EXERCISE PROMPT: From the listing that follows, reproduce only the lines from the one holding "What TikZ code" through the one holding "([yshift=-1.7cm]pb.west) -- ([yshift=-1.7cm]pa.east);", both included, with no pictures.

Stored data:
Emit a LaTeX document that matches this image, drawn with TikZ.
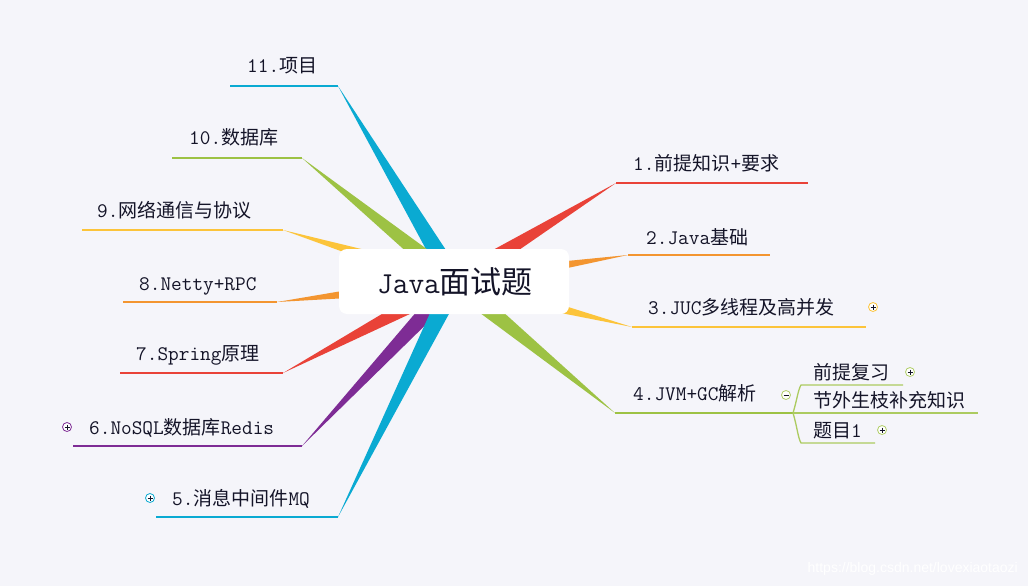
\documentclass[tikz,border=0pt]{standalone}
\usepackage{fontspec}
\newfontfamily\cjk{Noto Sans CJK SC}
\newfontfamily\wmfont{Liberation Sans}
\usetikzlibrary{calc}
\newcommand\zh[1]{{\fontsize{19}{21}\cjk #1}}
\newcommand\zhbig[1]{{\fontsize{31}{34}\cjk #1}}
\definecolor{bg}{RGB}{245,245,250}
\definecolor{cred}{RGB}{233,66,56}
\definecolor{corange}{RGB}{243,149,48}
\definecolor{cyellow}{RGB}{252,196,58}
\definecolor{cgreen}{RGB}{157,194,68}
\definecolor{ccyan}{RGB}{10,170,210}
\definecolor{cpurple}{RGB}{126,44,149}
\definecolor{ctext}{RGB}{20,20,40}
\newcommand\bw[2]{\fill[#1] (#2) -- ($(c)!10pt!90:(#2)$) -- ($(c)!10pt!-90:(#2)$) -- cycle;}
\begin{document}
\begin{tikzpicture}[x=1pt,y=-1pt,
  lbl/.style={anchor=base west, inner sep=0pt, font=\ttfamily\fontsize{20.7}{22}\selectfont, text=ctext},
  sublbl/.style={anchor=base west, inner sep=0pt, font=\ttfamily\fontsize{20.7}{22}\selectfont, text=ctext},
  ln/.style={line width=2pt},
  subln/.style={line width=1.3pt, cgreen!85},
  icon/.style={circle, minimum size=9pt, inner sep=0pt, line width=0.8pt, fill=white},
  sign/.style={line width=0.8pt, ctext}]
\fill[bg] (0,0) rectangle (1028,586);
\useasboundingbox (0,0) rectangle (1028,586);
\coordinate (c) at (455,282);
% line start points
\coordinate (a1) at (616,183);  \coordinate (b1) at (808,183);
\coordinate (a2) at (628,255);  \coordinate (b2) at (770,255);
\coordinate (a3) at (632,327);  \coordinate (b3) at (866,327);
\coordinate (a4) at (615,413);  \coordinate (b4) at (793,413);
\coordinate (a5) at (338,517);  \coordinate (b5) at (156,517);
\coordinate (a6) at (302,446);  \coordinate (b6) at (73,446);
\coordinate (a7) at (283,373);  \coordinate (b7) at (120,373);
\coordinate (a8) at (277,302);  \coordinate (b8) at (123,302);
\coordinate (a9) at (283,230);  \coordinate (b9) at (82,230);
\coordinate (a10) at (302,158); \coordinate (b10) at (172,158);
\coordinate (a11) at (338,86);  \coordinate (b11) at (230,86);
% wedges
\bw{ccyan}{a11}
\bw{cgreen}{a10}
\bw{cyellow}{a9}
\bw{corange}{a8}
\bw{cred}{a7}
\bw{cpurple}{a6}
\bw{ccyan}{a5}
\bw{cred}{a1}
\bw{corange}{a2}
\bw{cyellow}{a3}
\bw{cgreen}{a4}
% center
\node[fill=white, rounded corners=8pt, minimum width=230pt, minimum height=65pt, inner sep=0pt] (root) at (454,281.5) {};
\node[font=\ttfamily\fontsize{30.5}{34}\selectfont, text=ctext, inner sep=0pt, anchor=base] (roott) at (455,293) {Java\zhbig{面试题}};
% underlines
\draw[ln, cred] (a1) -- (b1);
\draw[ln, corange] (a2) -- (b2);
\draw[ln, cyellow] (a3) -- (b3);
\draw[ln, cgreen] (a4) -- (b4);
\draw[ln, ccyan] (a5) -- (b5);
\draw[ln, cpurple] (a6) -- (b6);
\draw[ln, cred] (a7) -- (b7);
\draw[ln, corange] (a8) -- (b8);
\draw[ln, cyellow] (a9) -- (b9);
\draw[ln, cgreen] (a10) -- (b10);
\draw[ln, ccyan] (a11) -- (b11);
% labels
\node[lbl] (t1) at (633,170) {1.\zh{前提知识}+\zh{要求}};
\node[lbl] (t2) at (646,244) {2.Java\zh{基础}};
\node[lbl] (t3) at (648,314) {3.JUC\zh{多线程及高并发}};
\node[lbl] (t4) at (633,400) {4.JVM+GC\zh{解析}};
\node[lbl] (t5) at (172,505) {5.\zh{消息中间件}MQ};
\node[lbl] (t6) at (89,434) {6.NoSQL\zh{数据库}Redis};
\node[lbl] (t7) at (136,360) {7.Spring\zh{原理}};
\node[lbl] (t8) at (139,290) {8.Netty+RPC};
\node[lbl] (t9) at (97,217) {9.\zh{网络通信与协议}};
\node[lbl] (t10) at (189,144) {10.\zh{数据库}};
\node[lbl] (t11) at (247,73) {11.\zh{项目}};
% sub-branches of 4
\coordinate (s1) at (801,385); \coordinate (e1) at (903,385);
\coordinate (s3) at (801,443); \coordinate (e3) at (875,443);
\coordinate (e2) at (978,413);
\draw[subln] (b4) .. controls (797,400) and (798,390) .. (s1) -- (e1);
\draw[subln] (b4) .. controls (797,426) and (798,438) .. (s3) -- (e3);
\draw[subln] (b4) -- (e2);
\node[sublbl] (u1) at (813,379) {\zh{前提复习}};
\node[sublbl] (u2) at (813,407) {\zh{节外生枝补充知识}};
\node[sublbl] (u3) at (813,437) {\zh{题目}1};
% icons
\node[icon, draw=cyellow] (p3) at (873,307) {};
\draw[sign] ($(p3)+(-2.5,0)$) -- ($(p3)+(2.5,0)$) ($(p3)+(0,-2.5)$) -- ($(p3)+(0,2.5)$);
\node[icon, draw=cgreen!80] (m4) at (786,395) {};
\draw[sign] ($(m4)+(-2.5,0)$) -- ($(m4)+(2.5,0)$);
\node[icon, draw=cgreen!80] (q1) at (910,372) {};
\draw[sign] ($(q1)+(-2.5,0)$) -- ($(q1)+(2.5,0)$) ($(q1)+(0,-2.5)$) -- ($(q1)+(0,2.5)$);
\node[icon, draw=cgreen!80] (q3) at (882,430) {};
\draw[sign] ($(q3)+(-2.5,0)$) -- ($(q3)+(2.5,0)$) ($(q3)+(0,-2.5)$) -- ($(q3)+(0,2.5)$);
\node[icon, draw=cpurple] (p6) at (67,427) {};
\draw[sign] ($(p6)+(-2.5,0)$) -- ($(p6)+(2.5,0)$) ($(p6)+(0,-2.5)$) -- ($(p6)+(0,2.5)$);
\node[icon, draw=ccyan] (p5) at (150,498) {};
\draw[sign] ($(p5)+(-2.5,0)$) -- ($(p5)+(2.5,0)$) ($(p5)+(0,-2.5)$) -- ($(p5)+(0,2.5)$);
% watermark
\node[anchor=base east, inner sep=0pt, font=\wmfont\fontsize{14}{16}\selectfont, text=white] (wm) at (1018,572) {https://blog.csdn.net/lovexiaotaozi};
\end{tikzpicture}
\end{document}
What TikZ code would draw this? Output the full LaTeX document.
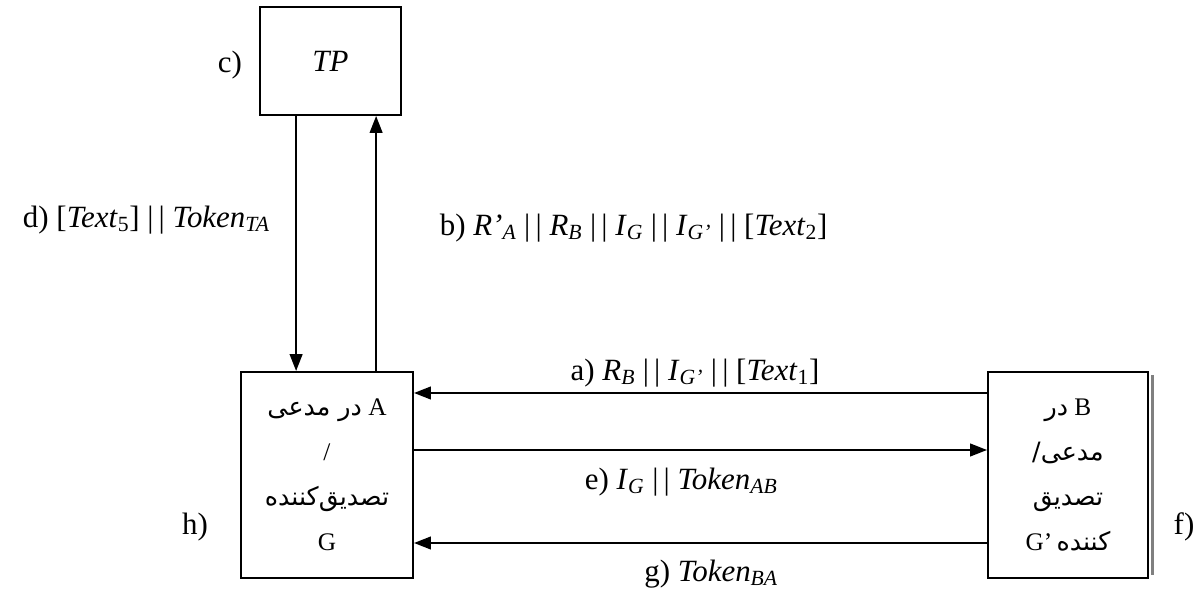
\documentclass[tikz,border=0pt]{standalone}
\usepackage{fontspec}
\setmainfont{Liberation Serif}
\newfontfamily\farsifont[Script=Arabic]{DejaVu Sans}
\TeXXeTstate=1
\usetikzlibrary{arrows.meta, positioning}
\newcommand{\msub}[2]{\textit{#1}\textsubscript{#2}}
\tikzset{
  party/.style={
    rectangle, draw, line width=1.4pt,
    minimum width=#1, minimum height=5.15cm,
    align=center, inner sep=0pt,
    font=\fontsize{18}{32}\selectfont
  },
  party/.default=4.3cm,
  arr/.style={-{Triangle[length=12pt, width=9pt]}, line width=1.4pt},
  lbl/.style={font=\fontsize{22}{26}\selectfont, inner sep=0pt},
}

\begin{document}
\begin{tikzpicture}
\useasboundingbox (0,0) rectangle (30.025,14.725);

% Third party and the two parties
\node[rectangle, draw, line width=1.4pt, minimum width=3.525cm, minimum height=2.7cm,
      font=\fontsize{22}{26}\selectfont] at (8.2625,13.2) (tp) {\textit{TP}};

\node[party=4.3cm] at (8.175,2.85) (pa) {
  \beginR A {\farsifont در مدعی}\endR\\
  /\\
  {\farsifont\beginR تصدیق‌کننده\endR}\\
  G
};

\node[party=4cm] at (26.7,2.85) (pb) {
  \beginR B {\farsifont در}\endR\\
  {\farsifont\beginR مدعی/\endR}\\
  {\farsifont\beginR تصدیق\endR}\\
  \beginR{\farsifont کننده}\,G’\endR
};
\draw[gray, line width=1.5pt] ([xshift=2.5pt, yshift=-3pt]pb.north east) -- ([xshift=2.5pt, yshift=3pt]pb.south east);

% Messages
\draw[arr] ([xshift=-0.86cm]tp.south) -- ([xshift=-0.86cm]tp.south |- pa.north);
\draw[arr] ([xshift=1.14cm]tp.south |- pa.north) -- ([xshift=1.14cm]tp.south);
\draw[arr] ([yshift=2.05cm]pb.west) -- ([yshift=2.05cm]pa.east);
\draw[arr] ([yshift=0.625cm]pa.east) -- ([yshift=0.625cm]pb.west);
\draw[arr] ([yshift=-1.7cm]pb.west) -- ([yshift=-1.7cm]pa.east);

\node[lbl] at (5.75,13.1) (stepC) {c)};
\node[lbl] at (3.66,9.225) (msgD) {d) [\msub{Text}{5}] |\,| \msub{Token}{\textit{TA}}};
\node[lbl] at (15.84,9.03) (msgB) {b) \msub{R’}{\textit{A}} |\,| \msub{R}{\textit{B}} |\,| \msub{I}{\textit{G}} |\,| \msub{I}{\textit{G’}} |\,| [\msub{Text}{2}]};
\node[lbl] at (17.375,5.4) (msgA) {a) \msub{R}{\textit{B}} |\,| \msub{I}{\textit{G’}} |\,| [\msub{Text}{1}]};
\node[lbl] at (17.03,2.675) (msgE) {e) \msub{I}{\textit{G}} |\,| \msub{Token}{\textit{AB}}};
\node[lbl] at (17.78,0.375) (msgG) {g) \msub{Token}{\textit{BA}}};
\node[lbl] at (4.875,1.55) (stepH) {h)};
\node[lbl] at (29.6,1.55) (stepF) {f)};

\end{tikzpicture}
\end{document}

SOLUTION TO THIS PROBLEM:
What TikZ code would draw this? Output the full LaTeX document.
\documentclass[tikz,border=0pt]{standalone}
\usepackage{fontspec}
\setmainfont{Liberation Serif}
\newfontfamily\farsifont[Script=Arabic]{DejaVu Sans}
\TeXXeTstate=1
\usetikzlibrary{arrows.meta, positioning}
\newcommand{\msub}[2]{\textit{#1}\textsubscript{#2}}
\tikzset{
  party/.style={
    rectangle, draw, line width=1.4pt,
    minimum width=#1, minimum height=5.15cm,
    align=center, inner sep=0pt,
    font=\fontsize{18}{32}\selectfont
  },
  party/.default=4.3cm,
  arr/.style={-{Triangle[length=12pt, width=9pt]}, line width=1.4pt},
  lbl/.style={font=\fontsize{22}{26}\selectfont, inner sep=0pt},
}

\begin{document}
\begin{tikzpicture}
\useasboundingbox (0,0) rectangle (30.025,14.725);

% Third party and the two parties
\node[rectangle, draw, line width=1.4pt, minimum width=3.525cm, minimum height=2.7cm,
      font=\fontsize{22}{26}\selectfont] at (8.2625,13.2) (tp) {\textit{TP}};

\node[party=4.3cm] at (8.175,2.85) (pa) {
  \beginR A {\farsifont در مدعی}\endR\\
  /\\
  {\farsifont\beginR تصدیق‌کننده\endR}\\
  G
};

\node[party=4cm] at (26.7,2.85) (pb) {
  \beginR B {\farsifont در}\endR\\
  {\farsifont\beginR مدعی/\endR}\\
  {\farsifont\beginR تصدیق\endR}\\
  \beginR{\farsifont کننده}\,G’\endR
};
\draw[gray, line width=1.5pt] ([xshift=2.5pt, yshift=-3pt]pb.north east) -- ([xshift=2.5pt, yshift=3pt]pb.south east);

% Messages
\draw[arr] ([xshift=-0.86cm]tp.south) -- ([xshift=-0.86cm]tp.south |- pa.north);
\draw[arr] ([xshift=1.14cm]tp.south |- pa.north) -- ([xshift=1.14cm]tp.south);
\draw[arr] ([yshift=2.05cm]pb.west) -- ([yshift=2.05cm]pa.east);
\draw[arr] ([yshift=0.625cm]pa.east) -- ([yshift=0.625cm]pb.west);
\draw[arr] ([yshift=-1.7cm]pb.west) -- ([yshift=-1.7cm]pa.east);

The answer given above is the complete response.